A funeral was held in Sydney yesterday for the 47-year-old television personality, who was found dead in her apartment last weekend. She took her own life after a long and public battle with depression.
Dawson was constantly judged for who she appeared to be, and did not have the strength to cope with life in the public eye, TV personality Suzanne Paul said.
She had assumed Dawson would be a spoilt diva before they co-hosted chat show How's Life a decade ago. "We all judged her before she even arrived. She was a gorgeous thing with a fabulous life as a model, of course we were prepared not to like her."
Paul has suffered depression and financial woes like Dawson, but she said she had a more robust character and chose not to acknowledge online bullying. "I don't look. I don't type my name into Google. You have got to be very strong in your mind."
Dawson's death should remind people to be honest about depression and have compassion for those who suffered it, Paul said.
"Nobody ever knows what's going on behind the smile. They think she had it all, but obviously she didn't have it all, and didn't feel she did."
Josh Kronfeld, who appeared with Dawson on Celebrity Treasure Island in 2003, said her mental health declined after her messy split from husband Scott Miller in 2000, which was treated to the full media glare. "It takes a strong person to escape that. She was a wonderful woman that just got lost and it's a shame that they feel they can't cope."
Dawson's death had brought fresh light to the risks of anonymous online bullying, said Paul Henry, another of Dawson's How's Life co-hosts. "Her legacy might be drawing attention to these scoundrels and low-lifes on the internet. She would take things very personally, and it was a constant annoyance to me that she would engage with her detractors. She was just the loveliest person, and to think that in the end these mindless scum have won. I just hope they realise what horrible loathsome people they are."
A "Charlotte's Law" petition to introduce tougher cyber bullying legislation in Australia had reached 181,000 signatures yesterday.
A Harmful Digital Communications Bill is currently in the select committee process in New Zealand, which could impose three months' prison or a $2000 fine for those who post or distribute information online that would cause emotional distress or humiliation.
The bill would target persistent online harassment and threats, but was unlikely to eradicate anonymous trolling, Netsafe executive director Martin Cocker said. "I don't think it would have stopped people launching those attacks [on Dawson]."
There was little point encouraging people to leave social media, he said. "It's part of their life, it's how they communicate with family and friends."
People with low self-esteem can be harmed by social media, but can also be boosted by positive feedback.
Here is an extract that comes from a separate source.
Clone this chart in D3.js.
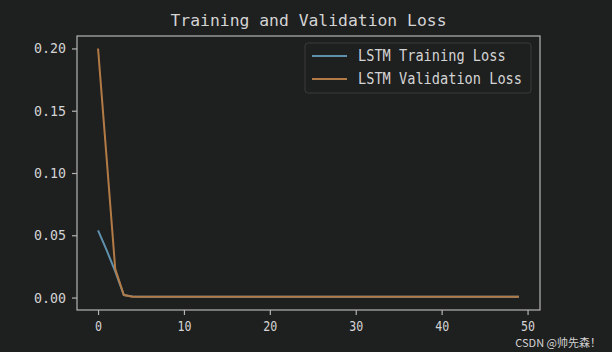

Young "digital natives" who had grown up online were better equipped to discern true abuse from banter, but were still vulnerable to harassment, he said.
Dawson's legacy was to start a conversation about safe online lives, Cocker said. "If people have learned from this that online attacks can be harmful and can come to negative outcomes, that's a good thing."
CHARLOTTE'S SELFIE LOATHING
Charlotte Dawson lived a public life, tweeting prolifically and frequently updating the world through her Instagram account.
While people with low self-esteem are often drawn to social media, positive feedback online can be a good influence on ego, Netsafe executive director Martin Cocker said.
Dawson copped plenty of vicious abuse online, attempting suicide in August 2012 after a torrent of taunts for her to kill herself, many with the hashtag #diecharlotte.
She sometimes confronted her bullies by retweeting their abuse, and met two of her trolls face-to-face for a TV broadcast in 2012.